*SUPPLIED ENTRIES*
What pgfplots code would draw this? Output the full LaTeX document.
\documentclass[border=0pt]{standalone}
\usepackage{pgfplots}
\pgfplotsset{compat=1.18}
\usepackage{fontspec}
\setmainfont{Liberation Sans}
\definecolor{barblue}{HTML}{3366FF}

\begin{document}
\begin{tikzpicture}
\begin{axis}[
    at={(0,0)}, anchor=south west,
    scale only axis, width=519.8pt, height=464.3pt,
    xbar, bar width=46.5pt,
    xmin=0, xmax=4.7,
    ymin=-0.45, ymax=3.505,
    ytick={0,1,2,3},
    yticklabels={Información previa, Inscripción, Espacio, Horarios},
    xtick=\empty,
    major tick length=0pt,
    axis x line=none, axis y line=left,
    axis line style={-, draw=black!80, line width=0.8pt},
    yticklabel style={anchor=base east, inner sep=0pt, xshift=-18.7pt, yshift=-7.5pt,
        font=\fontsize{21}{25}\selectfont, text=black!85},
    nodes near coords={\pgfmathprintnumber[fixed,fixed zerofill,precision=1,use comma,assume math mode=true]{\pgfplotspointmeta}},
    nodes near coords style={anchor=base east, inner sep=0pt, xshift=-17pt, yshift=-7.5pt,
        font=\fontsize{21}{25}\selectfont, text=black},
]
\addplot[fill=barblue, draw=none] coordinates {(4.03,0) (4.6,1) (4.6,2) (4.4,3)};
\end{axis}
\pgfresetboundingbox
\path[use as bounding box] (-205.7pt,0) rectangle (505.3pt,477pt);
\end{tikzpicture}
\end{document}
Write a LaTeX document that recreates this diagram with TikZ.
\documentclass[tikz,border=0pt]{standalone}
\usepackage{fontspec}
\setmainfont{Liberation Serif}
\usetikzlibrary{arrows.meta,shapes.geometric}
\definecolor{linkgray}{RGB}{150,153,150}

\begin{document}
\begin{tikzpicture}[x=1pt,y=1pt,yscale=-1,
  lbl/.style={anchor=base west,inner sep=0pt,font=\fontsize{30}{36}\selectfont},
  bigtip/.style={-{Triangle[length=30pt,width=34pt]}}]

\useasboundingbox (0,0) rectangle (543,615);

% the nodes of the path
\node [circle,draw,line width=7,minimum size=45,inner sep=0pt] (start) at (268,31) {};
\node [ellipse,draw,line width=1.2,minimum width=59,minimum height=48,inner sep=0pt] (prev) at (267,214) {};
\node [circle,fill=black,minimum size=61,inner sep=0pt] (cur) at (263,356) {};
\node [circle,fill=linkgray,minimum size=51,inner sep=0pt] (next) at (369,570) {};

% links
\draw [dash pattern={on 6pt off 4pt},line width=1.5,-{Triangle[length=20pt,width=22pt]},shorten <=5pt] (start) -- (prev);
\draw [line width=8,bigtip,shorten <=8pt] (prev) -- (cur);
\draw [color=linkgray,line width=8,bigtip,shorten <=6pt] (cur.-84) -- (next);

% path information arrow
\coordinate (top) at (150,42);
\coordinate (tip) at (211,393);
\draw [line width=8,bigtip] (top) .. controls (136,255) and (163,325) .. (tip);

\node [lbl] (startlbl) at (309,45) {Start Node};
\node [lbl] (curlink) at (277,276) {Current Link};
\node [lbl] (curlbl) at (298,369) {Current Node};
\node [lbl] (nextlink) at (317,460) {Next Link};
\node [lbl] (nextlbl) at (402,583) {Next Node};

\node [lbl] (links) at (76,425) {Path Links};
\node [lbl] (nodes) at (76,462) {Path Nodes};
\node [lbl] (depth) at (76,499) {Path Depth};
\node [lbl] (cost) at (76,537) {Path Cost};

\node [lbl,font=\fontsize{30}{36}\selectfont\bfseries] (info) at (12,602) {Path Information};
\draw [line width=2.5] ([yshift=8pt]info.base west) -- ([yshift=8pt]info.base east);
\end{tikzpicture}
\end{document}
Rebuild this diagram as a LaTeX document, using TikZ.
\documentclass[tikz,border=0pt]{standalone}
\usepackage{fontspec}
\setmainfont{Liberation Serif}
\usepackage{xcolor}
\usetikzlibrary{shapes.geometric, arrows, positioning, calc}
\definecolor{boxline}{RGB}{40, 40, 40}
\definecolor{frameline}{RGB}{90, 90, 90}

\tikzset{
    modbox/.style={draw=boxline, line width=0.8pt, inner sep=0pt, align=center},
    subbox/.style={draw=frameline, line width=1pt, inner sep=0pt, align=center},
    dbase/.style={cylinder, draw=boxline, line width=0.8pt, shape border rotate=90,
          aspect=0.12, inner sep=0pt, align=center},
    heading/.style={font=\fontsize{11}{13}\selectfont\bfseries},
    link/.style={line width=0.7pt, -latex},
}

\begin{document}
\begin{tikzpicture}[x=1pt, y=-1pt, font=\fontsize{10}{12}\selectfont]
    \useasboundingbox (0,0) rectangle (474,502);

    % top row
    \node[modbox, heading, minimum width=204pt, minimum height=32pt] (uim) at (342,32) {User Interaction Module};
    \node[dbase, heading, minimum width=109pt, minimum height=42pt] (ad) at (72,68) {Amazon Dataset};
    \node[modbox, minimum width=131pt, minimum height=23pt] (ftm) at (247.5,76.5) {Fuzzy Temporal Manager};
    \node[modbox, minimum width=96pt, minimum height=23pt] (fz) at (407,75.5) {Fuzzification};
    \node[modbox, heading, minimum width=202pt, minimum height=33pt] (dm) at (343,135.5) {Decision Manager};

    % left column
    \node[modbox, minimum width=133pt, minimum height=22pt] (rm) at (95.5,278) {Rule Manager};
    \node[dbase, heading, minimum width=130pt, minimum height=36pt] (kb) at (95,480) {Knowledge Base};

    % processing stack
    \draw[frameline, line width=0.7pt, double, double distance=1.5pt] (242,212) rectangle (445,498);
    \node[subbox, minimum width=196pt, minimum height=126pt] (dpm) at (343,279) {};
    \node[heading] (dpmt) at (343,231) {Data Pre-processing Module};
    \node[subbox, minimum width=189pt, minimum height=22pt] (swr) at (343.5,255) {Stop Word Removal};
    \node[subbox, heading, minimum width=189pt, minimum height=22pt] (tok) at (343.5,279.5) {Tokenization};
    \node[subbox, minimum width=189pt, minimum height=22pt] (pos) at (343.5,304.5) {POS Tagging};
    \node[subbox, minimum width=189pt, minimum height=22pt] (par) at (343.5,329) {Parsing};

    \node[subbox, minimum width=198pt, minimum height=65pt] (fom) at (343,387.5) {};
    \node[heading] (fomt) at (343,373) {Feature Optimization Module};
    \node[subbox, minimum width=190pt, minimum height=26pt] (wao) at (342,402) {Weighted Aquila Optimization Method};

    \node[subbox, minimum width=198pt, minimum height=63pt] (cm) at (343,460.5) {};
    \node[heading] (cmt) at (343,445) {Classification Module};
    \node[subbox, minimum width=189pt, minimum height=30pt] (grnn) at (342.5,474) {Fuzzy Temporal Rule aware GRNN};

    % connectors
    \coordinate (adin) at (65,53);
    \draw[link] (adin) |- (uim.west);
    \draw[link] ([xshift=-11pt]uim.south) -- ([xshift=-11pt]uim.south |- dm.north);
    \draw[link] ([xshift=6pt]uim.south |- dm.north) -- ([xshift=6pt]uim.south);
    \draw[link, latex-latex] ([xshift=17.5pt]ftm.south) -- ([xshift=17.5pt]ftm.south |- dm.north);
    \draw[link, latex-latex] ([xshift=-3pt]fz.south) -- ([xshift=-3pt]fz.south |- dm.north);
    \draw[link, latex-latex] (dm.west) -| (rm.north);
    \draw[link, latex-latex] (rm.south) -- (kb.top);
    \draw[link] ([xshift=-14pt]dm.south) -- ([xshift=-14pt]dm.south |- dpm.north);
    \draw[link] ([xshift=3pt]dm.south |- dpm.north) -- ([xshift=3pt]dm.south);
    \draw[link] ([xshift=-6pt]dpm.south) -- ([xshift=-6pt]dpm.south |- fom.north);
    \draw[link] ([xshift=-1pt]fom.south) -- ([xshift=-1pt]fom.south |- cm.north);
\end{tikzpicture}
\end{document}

*BRIEF*
Only the lines running from the line with "Write a LaTeX" through the line with "[lbl] (cost) at" should be repeated, exactly and with both ends kept.

*EXERCISE OUTPUT*
Write a LaTeX document that recreates this diagram with TikZ.
\documentclass[tikz,border=0pt]{standalone}
\usepackage{fontspec}
\setmainfont{Liberation Serif}
\usetikzlibrary{arrows.meta,shapes.geometric}
\definecolor{linkgray}{RGB}{150,153,150}

\begin{document}
\begin{tikzpicture}[x=1pt,y=1pt,yscale=-1,
  lbl/.style={anchor=base west,inner sep=0pt,font=\fontsize{30}{36}\selectfont},
  bigtip/.style={-{Triangle[length=30pt,width=34pt]}}]

\useasboundingbox (0,0) rectangle (543,615);

% the nodes of the path
\node [circle,draw,line width=7,minimum size=45,inner sep=0pt] (start) at (268,31) {};
\node [ellipse,draw,line width=1.2,minimum width=59,minimum height=48,inner sep=0pt] (prev) at (267,214) {};
\node [circle,fill=black,minimum size=61,inner sep=0pt] (cur) at (263,356) {};
\node [circle,fill=linkgray,minimum size=51,inner sep=0pt] (next) at (369,570) {};

% links
\draw [dash pattern={on 6pt off 4pt},line width=1.5,-{Triangle[length=20pt,width=22pt]},shorten <=5pt] (start) -- (prev);
\draw [line width=8,bigtip,shorten <=8pt] (prev) -- (cur);
\draw [color=linkgray,line width=8,bigtip,shorten <=6pt] (cur.-84) -- (next);

% path information arrow
\coordinate (top) at (150,42);
\coordinate (tip) at (211,393);
\draw [line width=8,bigtip] (top) .. controls (136,255) and (163,325) .. (tip);

\node [lbl] (startlbl) at (309,45) {Start Node};
\node [lbl] (curlink) at (277,276) {Current Link};
\node [lbl] (curlbl) at (298,369) {Current Node};
\node [lbl] (nextlink) at (317,460) {Next Link};
\node [lbl] (nextlbl) at (402,583) {Next Node};

\node [lbl] (links) at (76,425) {Path Links};
\node [lbl] (nodes) at (76,462) {Path Nodes};
\node [lbl] (depth) at (76,499) {Path Depth};
\node [lbl] (cost) at (76,537) {Path Cost};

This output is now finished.